[Data to process]
##########
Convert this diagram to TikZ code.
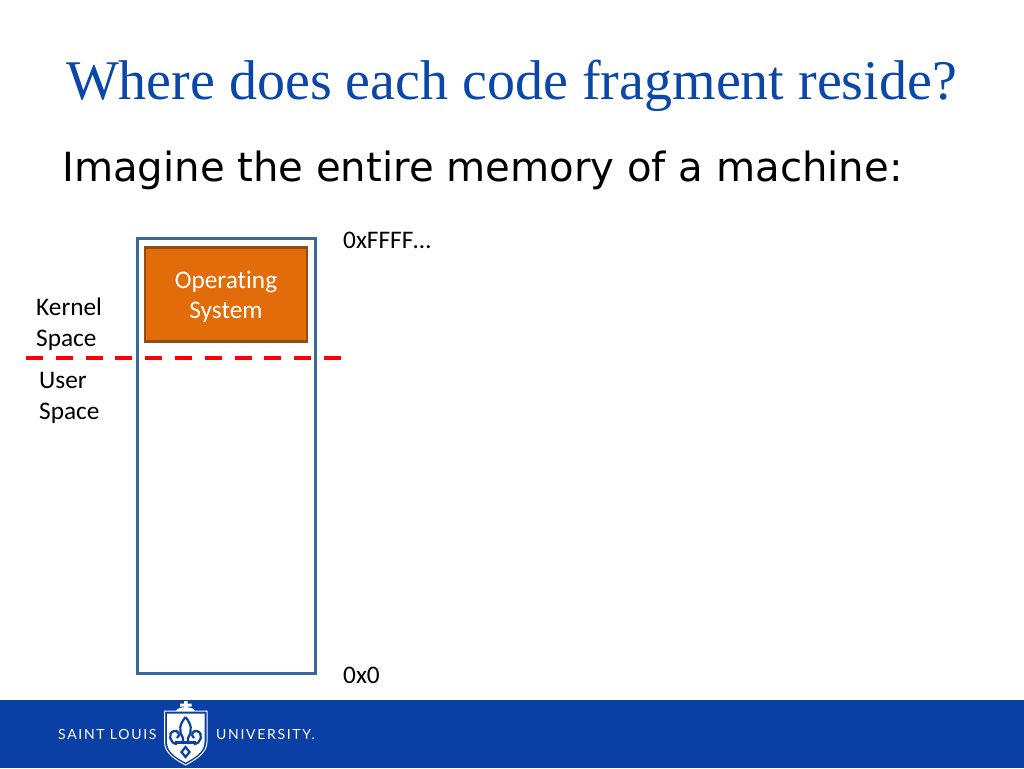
##########
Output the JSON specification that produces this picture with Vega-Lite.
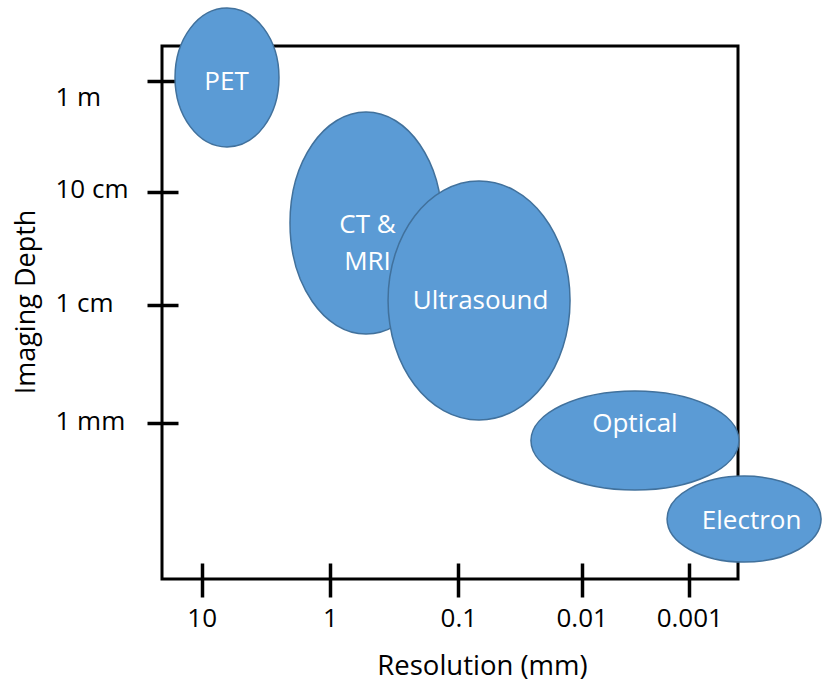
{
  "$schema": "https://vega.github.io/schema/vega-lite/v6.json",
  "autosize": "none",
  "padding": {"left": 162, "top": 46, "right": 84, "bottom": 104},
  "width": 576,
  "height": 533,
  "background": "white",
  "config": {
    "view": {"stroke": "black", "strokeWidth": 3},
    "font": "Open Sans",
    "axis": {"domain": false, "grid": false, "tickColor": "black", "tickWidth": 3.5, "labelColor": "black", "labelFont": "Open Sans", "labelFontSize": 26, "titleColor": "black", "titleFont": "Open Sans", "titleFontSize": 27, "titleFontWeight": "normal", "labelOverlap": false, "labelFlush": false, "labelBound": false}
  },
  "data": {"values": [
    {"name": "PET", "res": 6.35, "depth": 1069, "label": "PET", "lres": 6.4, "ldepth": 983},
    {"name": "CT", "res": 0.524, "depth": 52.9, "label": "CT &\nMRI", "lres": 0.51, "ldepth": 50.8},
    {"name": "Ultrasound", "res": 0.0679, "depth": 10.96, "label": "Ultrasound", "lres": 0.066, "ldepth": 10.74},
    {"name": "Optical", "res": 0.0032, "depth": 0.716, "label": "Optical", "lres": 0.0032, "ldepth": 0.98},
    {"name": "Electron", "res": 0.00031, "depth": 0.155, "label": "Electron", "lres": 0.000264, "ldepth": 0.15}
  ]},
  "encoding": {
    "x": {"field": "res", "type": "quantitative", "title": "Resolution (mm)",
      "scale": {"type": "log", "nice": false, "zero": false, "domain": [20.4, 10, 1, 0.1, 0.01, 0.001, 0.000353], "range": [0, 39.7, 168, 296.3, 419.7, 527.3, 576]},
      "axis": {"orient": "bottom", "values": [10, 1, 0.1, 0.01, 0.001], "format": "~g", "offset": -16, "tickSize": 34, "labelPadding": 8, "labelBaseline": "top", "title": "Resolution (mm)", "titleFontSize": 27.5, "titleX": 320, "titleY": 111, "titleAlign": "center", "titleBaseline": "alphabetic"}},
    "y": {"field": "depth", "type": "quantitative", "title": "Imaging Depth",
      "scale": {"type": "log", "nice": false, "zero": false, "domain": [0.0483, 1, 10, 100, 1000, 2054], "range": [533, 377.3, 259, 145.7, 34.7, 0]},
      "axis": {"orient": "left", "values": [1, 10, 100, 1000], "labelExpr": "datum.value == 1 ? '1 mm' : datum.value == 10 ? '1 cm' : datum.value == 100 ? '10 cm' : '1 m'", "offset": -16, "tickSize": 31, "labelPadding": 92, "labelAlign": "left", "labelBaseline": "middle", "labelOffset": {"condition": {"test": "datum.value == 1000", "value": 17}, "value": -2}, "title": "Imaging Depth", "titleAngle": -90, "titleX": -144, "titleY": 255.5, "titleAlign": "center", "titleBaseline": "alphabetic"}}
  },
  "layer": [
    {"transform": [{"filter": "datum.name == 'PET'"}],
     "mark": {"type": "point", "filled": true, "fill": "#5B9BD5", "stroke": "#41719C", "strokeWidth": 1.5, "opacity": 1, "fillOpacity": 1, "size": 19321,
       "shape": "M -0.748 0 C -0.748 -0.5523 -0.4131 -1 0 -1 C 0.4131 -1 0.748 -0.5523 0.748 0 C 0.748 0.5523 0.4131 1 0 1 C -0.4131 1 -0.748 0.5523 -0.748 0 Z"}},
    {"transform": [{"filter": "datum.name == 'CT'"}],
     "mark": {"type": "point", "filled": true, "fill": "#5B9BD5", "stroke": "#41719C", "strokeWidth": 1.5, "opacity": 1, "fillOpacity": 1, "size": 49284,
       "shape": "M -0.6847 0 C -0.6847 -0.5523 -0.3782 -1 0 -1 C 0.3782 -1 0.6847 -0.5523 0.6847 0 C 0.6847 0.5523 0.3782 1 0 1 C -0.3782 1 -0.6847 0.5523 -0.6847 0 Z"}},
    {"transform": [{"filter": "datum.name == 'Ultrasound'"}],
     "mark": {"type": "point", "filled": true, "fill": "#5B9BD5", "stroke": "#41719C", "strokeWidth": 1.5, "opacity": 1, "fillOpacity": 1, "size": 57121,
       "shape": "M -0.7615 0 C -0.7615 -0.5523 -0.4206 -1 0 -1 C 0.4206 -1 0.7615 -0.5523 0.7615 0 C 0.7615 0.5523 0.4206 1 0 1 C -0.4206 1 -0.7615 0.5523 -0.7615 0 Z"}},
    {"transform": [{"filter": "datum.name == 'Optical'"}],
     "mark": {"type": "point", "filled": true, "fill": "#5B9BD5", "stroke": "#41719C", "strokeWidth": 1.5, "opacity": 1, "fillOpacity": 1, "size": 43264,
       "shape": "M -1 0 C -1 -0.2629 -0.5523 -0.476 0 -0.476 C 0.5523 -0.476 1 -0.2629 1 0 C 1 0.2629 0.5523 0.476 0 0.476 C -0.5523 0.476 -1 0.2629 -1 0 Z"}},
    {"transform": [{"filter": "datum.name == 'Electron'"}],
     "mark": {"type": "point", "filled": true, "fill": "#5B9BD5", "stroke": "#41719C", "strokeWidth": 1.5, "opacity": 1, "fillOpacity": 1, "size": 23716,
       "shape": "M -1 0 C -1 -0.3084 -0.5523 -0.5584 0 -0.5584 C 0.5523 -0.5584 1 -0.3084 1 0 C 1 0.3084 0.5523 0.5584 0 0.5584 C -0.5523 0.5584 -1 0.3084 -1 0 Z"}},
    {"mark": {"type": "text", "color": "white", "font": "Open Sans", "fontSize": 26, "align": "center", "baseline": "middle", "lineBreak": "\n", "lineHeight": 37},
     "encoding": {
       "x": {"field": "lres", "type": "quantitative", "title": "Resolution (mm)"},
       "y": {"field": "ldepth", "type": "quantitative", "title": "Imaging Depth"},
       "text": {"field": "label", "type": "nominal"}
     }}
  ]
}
##########
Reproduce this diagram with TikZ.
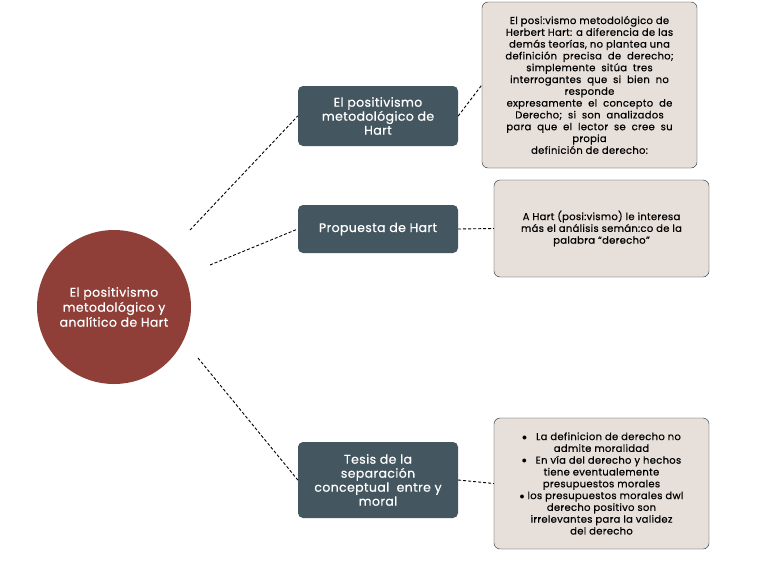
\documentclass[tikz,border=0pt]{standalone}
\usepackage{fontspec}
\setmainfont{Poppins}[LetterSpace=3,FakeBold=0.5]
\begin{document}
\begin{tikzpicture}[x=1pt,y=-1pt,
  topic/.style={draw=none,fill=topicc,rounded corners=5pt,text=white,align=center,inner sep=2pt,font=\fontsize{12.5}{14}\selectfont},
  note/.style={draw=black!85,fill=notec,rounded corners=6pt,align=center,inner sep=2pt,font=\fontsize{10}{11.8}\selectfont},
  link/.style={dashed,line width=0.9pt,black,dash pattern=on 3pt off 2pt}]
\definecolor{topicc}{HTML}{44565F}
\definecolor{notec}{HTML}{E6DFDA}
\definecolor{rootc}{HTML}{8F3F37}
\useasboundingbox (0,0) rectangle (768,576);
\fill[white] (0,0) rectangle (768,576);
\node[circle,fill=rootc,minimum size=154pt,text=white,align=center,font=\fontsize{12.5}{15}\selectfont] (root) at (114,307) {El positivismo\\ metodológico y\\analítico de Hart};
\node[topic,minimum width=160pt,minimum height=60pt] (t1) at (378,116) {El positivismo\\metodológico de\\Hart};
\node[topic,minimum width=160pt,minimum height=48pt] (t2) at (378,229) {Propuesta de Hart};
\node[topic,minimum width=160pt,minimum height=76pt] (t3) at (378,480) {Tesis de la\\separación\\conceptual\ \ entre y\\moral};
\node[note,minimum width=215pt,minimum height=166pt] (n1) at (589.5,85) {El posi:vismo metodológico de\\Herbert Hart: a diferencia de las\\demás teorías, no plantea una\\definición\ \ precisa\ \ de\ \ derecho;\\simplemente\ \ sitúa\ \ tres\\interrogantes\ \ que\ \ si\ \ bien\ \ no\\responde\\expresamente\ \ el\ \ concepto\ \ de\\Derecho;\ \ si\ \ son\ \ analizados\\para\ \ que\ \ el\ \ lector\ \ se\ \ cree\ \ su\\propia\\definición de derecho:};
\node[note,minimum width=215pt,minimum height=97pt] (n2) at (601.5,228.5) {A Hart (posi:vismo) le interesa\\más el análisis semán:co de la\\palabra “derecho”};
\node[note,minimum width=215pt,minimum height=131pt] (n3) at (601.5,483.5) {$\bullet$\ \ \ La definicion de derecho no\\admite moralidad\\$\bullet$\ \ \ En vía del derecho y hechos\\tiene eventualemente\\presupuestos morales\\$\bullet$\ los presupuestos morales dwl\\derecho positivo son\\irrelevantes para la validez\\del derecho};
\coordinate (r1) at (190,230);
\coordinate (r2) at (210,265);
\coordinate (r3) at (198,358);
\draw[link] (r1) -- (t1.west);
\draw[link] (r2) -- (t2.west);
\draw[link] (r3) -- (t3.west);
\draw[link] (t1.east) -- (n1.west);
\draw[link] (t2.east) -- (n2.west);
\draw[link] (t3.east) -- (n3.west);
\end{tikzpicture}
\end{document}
##########
From the records above, copy every line that holds the word "this".

[Finished answer]
Convert this diagram to TikZ code.
Output the JSON specification that produces this picture with Vega-Lite.
Reproduce this diagram with TikZ.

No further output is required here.